Archive for February, 2011

California Governor Proposes to Eliminate Redevelopment Agencies

Monday, February 28th, 2011

In an effort to reduce California’s budget deficit, California Governor Jerry Brown proposed the elimination of over 400 Redevelopment Agencies in the state by July 1, 2011.  The Governor’s 2011-2012 Budget, released on January 10, 2011, proposes to eliminate the Redevelopment Agencies and amend the State Constitution to require 55% voter approval for redevelopment projects.  The Governor also proposed that annual TIF dollars in the amount of approximately $5.2 billion normally collected by Redevelopment Agencies be distributed as follows:

  • In fiscal year 2011-2012, $2.2 billion would be used to pay debt service and other contractual obligations.  The balance of the TIF dollars would be distributed to the State General Fund and to local agencies, cities, counties and special districts. 
  •  Beginning in fiscal year 2012-2013, any available TIF dollars after payment of all outstanding debt obligations would be distributed to schools, cities, counties and special districts.  In addition, after the retirement of all outstanding debt, the monies that had been used for the retirement of that debt would be distributed to the local taxing bodies.

According to the California Redevelopment Association, on February 18, 2011 the State Senate Budget Committee voted to support the Governor’s proposal to eliminate Redevelopment Agencies.  The State Assembly Budget Committee voted to take $1.7 billion from Redevelopment Agencies and deposit those funds in the State General Fund, however the State Assembly Budget Committee includes language indicating a possible reform to the Redevelopment Agency structure rather than a complete elimination of Redevelopment Agencies.  The legislature will form a conference committee to settle differences between the bills approved by the Senate and the Assembly Committees before sending a compromise bill to the full Assembly and to the full Senate for a vote.

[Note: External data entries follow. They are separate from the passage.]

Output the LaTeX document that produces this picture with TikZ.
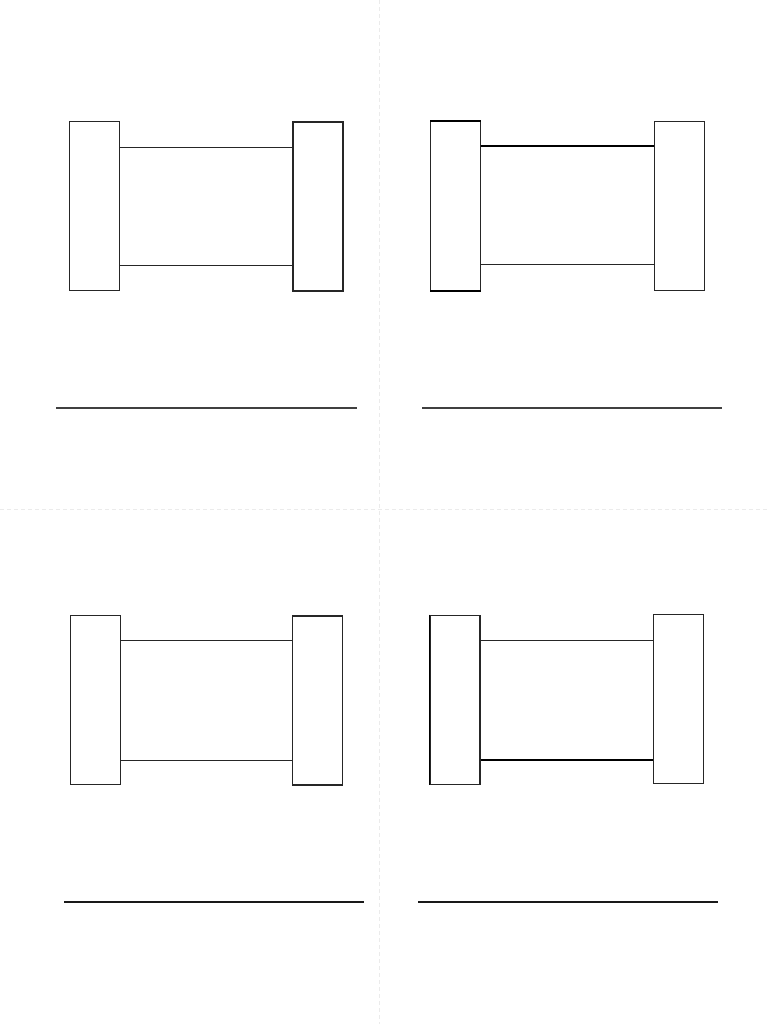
\documentclass[tikz,border=0pt]{standalone}
\begin{document}
\begin{tikzpicture}[x=1pt,y=-1pt,
  pillar/.style={draw=black!85,line width=1.1pt,rectangle,inner sep=0pt,minimum width=50pt,minimum height=169pt},
  boldpillar/.style={pillar,line width=1.8pt},
  rail/.style={draw=black!85,line width=1.1pt},
  boldrail/.style={draw=black,line width=1.9pt},
  base/.style={draw=black!75,line width=1.3pt},
  divider/.style={draw=black!8,line width=0.8pt,dash pattern=on 4pt off 3pt}]
\useasboundingbox (0,0) rectangle (768,1024);
% dividers
\coordinate (vt) at (379,0); \coordinate (vb) at (379,1024);
\coordinate (hl) at (0,509); \coordinate (hr) at (768,509);
\draw[divider] (vt) -- (vb);
\draw[divider] (hl) -- (hr);
% rail heights
\coordinate (y1t) at (0,147.3); \coordinate (y1b) at (0,265.7);
\coordinate (y2t) at (0,145.9); \coordinate (y2b) at (0,264.7);
\coordinate (y3t) at (0,640.7); \coordinate (y3b) at (0,760.3);
\coordinate (y4t) at (0,640.7); \coordinate (y4b) at (0,760.3);
% panel 1
\node[pillar] (L1) at (94.8,205.8) {};
\node[boldpillar] (R1) at (317.7,206.5) {};
\draw[rail] (L1.east |- y1t) -- (R1.west |- y1t);
\draw[rail] (L1.east |- y1b) -- (R1.west |- y1b);
\coordinate (b1a) at (56,408); \coordinate (b1b) at (357,408);
\draw[base] (b1a) -- (b1b);
% panel 2
\node[pillar] (L2) at (455.7,206.3) {};
\draw[boldrail] (L2.north west) -- (L2.north east);
\draw[boldrail] (L2.south west) -- (L2.south east);
\node[pillar] (R2) at (679.3,205.6) {};
\draw[boldrail] (L2.east |- y2t) -- (R2.west |- y2t);
\draw[rail] (L2.east |- y2b) -- (R2.west |- y2b);
\coordinate (b2a) at (422,408); \coordinate (b2b) at (722,408);
\draw[base] (b2a) -- (b2b);
% panel 3
\node[pillar] (L3) at (95.2,700) {};
\node[boldpillar] (R3) at (317.5,700.3) {};
\draw[rail] (L3.east |- y3t) -- (R3.west |- y3t);
\draw[rail] (L3.east |- y3b) -- (R3.west |- y3b);
\coordinate (b3a) at (64,902); \coordinate (b3b) at (364,902);
\draw[base,draw=black!90] (b3a) -- (b3b);
% panel 4
\node[pillar] (L4) at (455,699.7) {};
\draw[boldrail] (L4.north west) -- (L4.south west);
\node[pillar] (R4) at (678.7,699) {};
\draw[rail] (L4.east |- y4t) -- (R4.west |- y4t);
\draw[boldrail] (L4.east |- y4b) -- (R4.west |- y4b);
\coordinate (b4a) at (418,902); \coordinate (b4b) at (718,902);
\draw[base,draw=black!90] (b4a) -- (b4b);
\end{tikzpicture}
\end{document}
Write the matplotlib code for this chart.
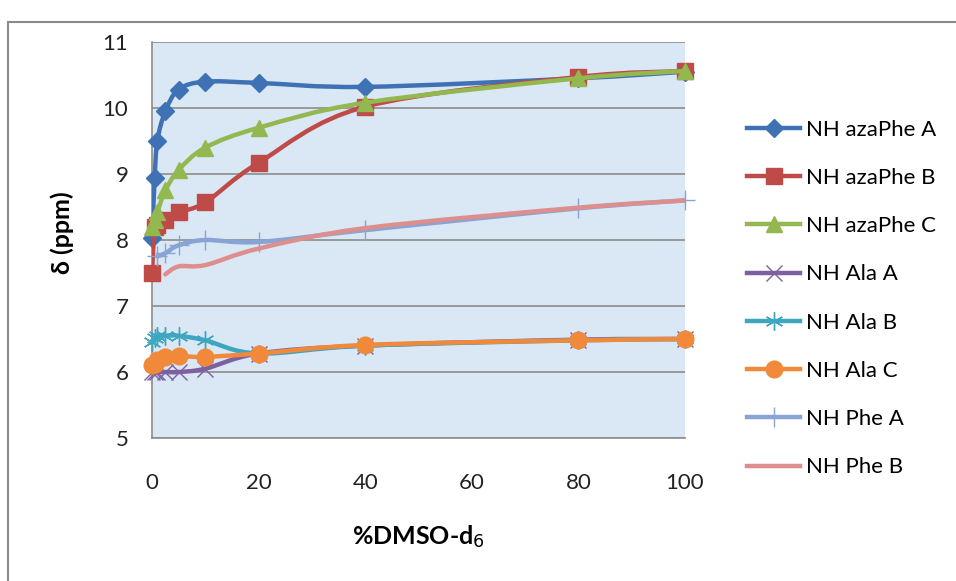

More information about the proposed 2011-2012 California budget can be found at .


Friday, February 18th, 2011

Last week, the Chicago City Council voted 28 to 19 in favor of tabling the proposed Sweet Home Chicago Ordinance, which would require 20 percent of all TIF Funds to be set aside for affordable housing projects.  A competing Ordinance, introduced by Alderman Patrick O’Connor (40th Ward), which would have made the 20 percent affordable housing set aside a goal rather than a requirement and which was supported by Finance Committee Chair Ed Burke (14th Ward) and Mayor Daley, was also tabled.

Any vote on the Sweet Home Chicago Ordinance will now be delayed until after the February 22nd elections when a new Mayor and a new City Council take office.  With a new Mayor and potentially many new Aldermen, it is unclear whether Sweet Home Chicago sponsor Alderman Walter Burnett Jr. (27th Ward) will be able to garner enough votes to pass the Ordinance.


Thursday, February 17th, 2011

Last week, Chicago mayoral candidate Rahm Emanuel released his Government Reinvention and Fiscal Sustainability Agenda, which proposes more than $500 million in efficiency measures focusing on the reinvention of City government by improving transparency and accountability.  As part of this Agenda, Mr. Emanuel has singled out Chicago’s TIF Program to improve accountability, create jobs and hire more police officers.

The TIF reform proposal would require the City to make all financial and spending information available on-line and require TIF spending to be fully integrated into the City’s formal budget process.  Also, a panel comprised of economic development and financial experts would be created to establish certain return-on-investment goals for each TIF district in order to increase job creation and to limit the terms of TIF districts that have achieved their growth targets.

Based on information from the Emanuel campaign’s website, the TIF reform plan is estimated to make $50 million in property tax resources available for municipal services, including $25 million which would be earmarked to hire an additional 250 police officers who would target crime in economically distressed TIF areas.  TIF funds usually cannot be used for operational expenditures, so this would stretch the common statutory interpretation, or it might require a legislative change to the existing TIF statute.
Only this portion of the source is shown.